A real‑life “wellness” house that actually behaves
Take a compact 3–4 bedroom home with the usual wishlist: calm, healthy, low‑energy, not weird‑looking.
What we locked in, at concept stage:
Thermal comfort
Continuous insulation, including slab edge
No heroic glass on the worst orientation; decent shading where we did go big
Aiming for tight‑ish but not obsessive airtightness, so the building is controllable but buildable
Indoor air quality
Proper extract to outside in all wet areas
A small balanced ventilation system sized for gentle, continuous airflow
Ducts and grilles drawn on the plans so they didn’t end up in stupid places later
Daylight (as the third lever)
Solid daylight to main living and work areas
Daylight “good enough” in secondary spaces without creating glare or overheating
One or two well‑placed roof windows, not a glass roof
A year in, the client’s feedback wasn’t, “We love the curated greenery.” It was:
“The house feels the same almost everywhere.”
“We barely think about turning things on and off, it just works.”
“We noticed the kids get fewer colds since moving here.”
That’s ASHRAE 55 / ISO 7730 doing their thing quietly in the background, without a single graph on the wall.
When “wellness” is more buzzword than brief
Sometimes a client says “wellness” and means “nice bathroom and maybe a sauna.”
That’s fine. You’re not here to police their lifestyle.
But you can be clear about the trade‑offs:
“We can absolutely invest in those features. If we also invest in thermal comfort and air quality — the boring backbone — those spaces will actually feel like the retreat you want. If not, it’s a luxury bathroom in a house that’s still cold, stuffy or damp half the year.”
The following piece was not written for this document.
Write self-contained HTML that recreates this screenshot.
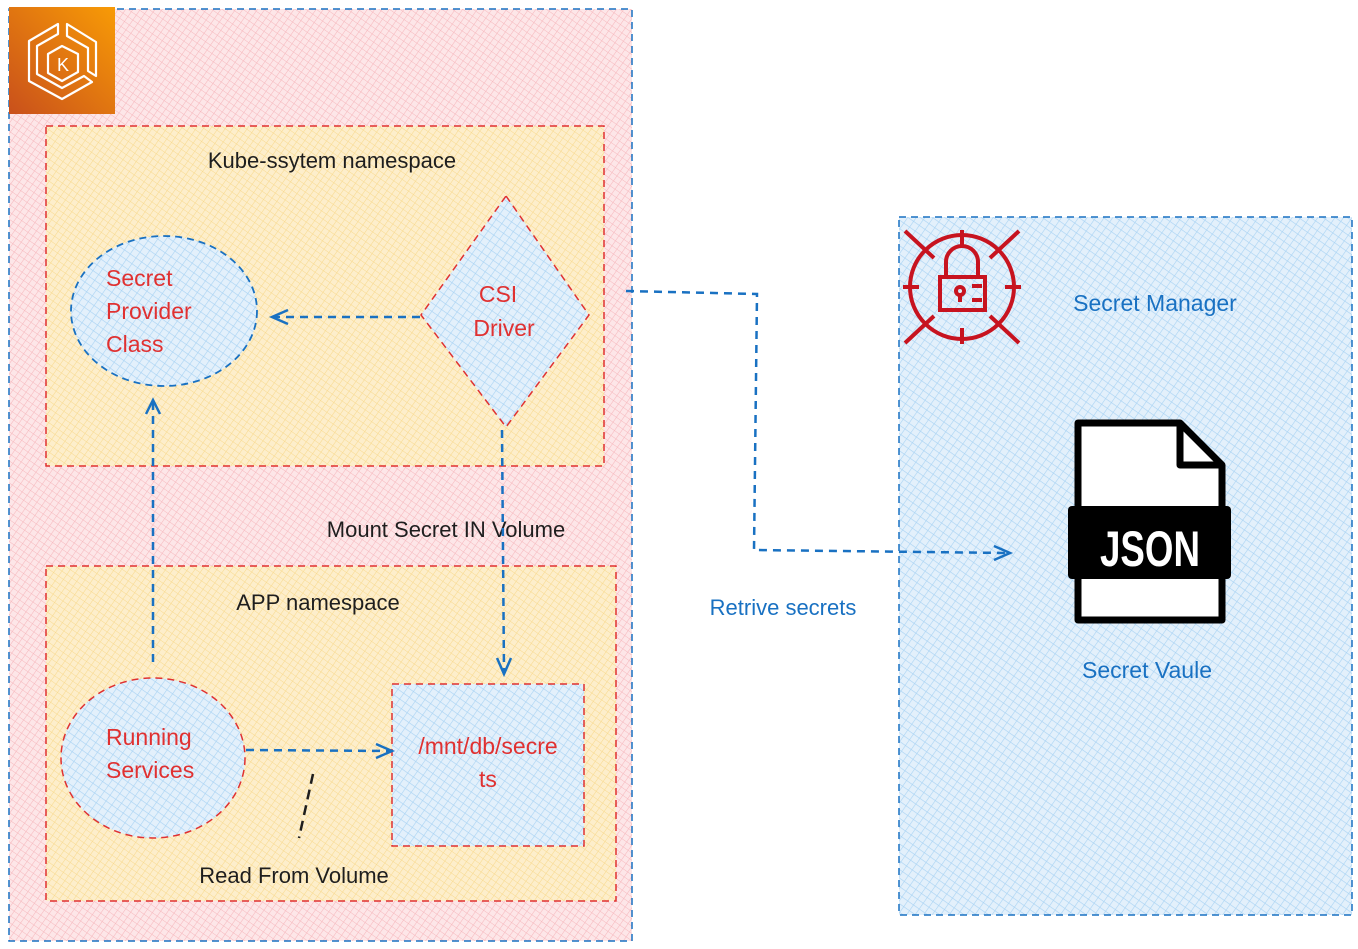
<!DOCTYPE html>
<html><head><meta charset="utf-8"><style>
html,body{margin:0;padding:0;background:#fff;}
svg{display:block;}
text{font-family:"Comic Sans MS","Liberation Sans",sans-serif;}
</style></head><body>
<svg width="1358" height="949" viewBox="0 0 1358 949" xmlns="http://www.w3.org/2000/svg">
<defs>
<pattern id="pk" width="6" height="6" patternUnits="userSpaceOnUse" patternTransform="rotate(35)">
<rect width="6" height="6" fill="#fde6e8"/><path d="M0 0H6M0 0V6" stroke="#f6b8bd" stroke-width="1.1"/></pattern>
<pattern id="yl" width="6" height="6" patternUnits="userSpaceOnUse" patternTransform="rotate(35)">
<rect width="6" height="6" fill="#fdeecb"/><path d="M0 0H6M0 0V6" stroke="#f8d98e" stroke-width="1.1"/></pattern>
<pattern id="bl" width="7" height="7" patternUnits="userSpaceOnUse" patternTransform="rotate(35)">
<rect width="7" height="7" fill="#e3f0fb"/><path d="M0 0H7M0 0V7" stroke="#a9d3f3" stroke-width="1.2"/></pattern>
<linearGradient id="og" x1="1" y1="0" x2="0" y2="1"><stop offset="0" stop-color="#f89b06"/><stop offset="1" stop-color="#c9501b"/></linearGradient>
</defs>
<!-- EKS cluster -->
<rect x="9" y="9" width="623" height="932" fill="url(#pk)" stroke="#1971c2" stroke-width="1.5" stroke-dasharray="7 5"/>
<rect x="9" y="7" width="106" height="107" fill="url(#og)"/>
<g fill="none" stroke="#fff" stroke-width="2.2" stroke-linejoin="round">
<path d="M58 24 L29 41 L29 81 L62 99 L92 82 L84 76 L62 88 L37 74 L37 46 L58 34 Z"/>
<path d="M67 24 L67 36 L88 48 L88 71 L96 76 L96 42 Z"/>
<path d="M62 46 L48 54 L48 73 L62 81 L78 72 L78 54 Z"/>
</g>
<text x="63" y="71" fill="#fff" font-size="18" text-anchor="middle" font-family="Liberation Sans">K</text>
<!-- kube-system -->
<rect x="46" y="126" width="558" height="340" fill="url(#yl)" stroke="#e03131" stroke-width="1.5" stroke-dasharray="7 5"/>
<text x="332" y="168" font-size="22" text-anchor="middle" fill="#1e1e1e">Kube-ssytem namespace</text>
<ellipse cx="164" cy="311" rx="93" ry="75" fill="url(#bl)" stroke="#1971c2" stroke-width="1.8" stroke-dasharray="7 5"/>
<text fill="#e03131" font-size="23"><tspan x="106" y="286">Secret</tspan><tspan x="106" y="319">Provider</tspan><tspan x="106" y="352">Class</tspan></text>
<path d="M506 196 L589 315 L506 427 L421 315 Z" fill="url(#bl)" stroke="#e03131" stroke-width="1.5" stroke-dasharray="7 5"/>
<text fill="#e03131" font-size="23" text-anchor="middle"><tspan x="498" y="302">CSI</tspan><tspan x="504" y="336">Driver</tspan></text>
<!-- APP namespace -->
<rect x="46" y="566" width="570" height="335" fill="url(#yl)" stroke="#e03131" stroke-width="1.5" stroke-dasharray="7 5"/>
<text x="318" y="610" font-size="22" text-anchor="middle" fill="#1e1e1e">APP namespace</text>
<ellipse cx="153" cy="758" rx="92" ry="80" fill="url(#bl)" stroke="#e03131" stroke-width="1.5" stroke-dasharray="7 5"/>
<text fill="#e03131" font-size="23"><tspan x="106" y="745">Running</tspan><tspan x="106" y="778">Services</tspan></text>
<rect x="392" y="684" width="192" height="162" fill="url(#bl)" stroke="#e03131" stroke-width="1.5" stroke-dasharray="7 5"/>
<text fill="#e03131" font-size="23" text-anchor="middle"><tspan x="488" y="754">/mnt/db/secre</tspan><tspan x="488" y="787">ts</tspan></text>
<text x="446" y="537" font-size="22" text-anchor="middle" fill="#1e1e1e">Mount Secret IN Volume</text>
<text x="294" y="883" font-size="22" text-anchor="middle" fill="#1e1e1e">Read From Volume</text>
<path d="M313 774 L299 838" stroke="#1e1e1e" stroke-width="2.5" stroke-dasharray="10 6"/>
<!-- Secret manager -->
<rect x="899" y="217" width="453" height="698" fill="url(#bl)" stroke="#1971c2" stroke-width="1.5" stroke-dasharray="7 5"/>
<!-- arrows -->
<g fill="none" stroke="#1971c2" stroke-width="2.5" stroke-dasharray="8 6">
<path d="M420 317 L272 317"/>
<path d="M153 662 L153 400"/>
<path d="M502 430 L504 672"/>
<path d="M246 750 L390 751"/>
<path d="M626 291 L757 294 L754 550 L1008 553"/>
</g>
<g fill="none" stroke="#1971c2" stroke-width="2.5">
<path d="M288 310 L272 317 L288 324"/>
<path d="M146 414 L153 400 L160 414"/>
<path d="M497 658 L504 674 L511 658"/>
<path d="M376 744 L392 751 L376 758"/>
<path d="M994 546 L1010 553 L994 560"/>
</g>
<text x="783" y="615" font-size="22" text-anchor="middle" fill="#1971c2">Retrive secrets</text>
<g stroke="#c7131f" stroke-width="4" fill="none">
<circle cx="962" cy="287" r="52"/>
<path d="M905 231 L934 258 M1019 231 L990 258 M905 343 L934 316 M1019 343 L990 316 M962 230 V246 M962 328 V344 M903 287 H919 M1005 287 H1021"/>
<path d="M946 277 V262 a16 16 0 0 1 32 0 V277"/>
<rect x="940" y="277" width="45" height="33" stroke-width="4"/>
<circle cx="960" cy="291" r="4"/><path d="M960 295 V302 M972 286 H982 M972 300 H982"/>
</g>
<text x="1155" y="311" font-size="23" text-anchor="middle" fill="#1971c2">Secret Manager</text>
<!-- JSON file -->
<path d="M1078 423 L1180 423 L1222 465 L1222 620 L1078 620 Z" fill="#fff" stroke="#000" stroke-width="7" stroke-linejoin="round"/>
<path d="M1180 423 L1180 465 L1222 465" fill="none" stroke="#000" stroke-width="7" stroke-linejoin="round"/>
<rect x="1068" y="506" width="163" height="73" rx="4" fill="#000"/>
<text x="1100" y="566" font-size="50" font-weight="bold" fill="#fff" textLength="100" lengthAdjust="spacingAndGlyphs" font-family="Liberation Sans Narrow,Liberation Sans,sans-serif">JSON</text>
<text x="1147" y="678" font-size="23" text-anchor="middle" fill="#1971c2">Secret Vaule</text>
</svg>
</body></html>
If they still choose the tapware over ventilation and envelope upgrades, that’s on them. At least you said what others won’t.
Make this the new wellness trend
So if you’re selling “wellness homes” or even just “good homes,” I’d put it like this:
Thermal comfort – calm, stable, no big swings
Indoor air quality – fresh, dry, low‑drama lungs
Daylight – bright enough, not blinding
Focus on thermal comfort and indoor air quality, health, wellbeing. Make that the new wellness trend.
A builder told me last week, “Clients will drop five figures on a tub they use twice a month but won’t spend half that on ventilation they use 24/7.” He’s not wrong.
And no, your house isn’t “healthy” just because it has plants and a yoga mat. It’s healthy when the physics quietly has your back.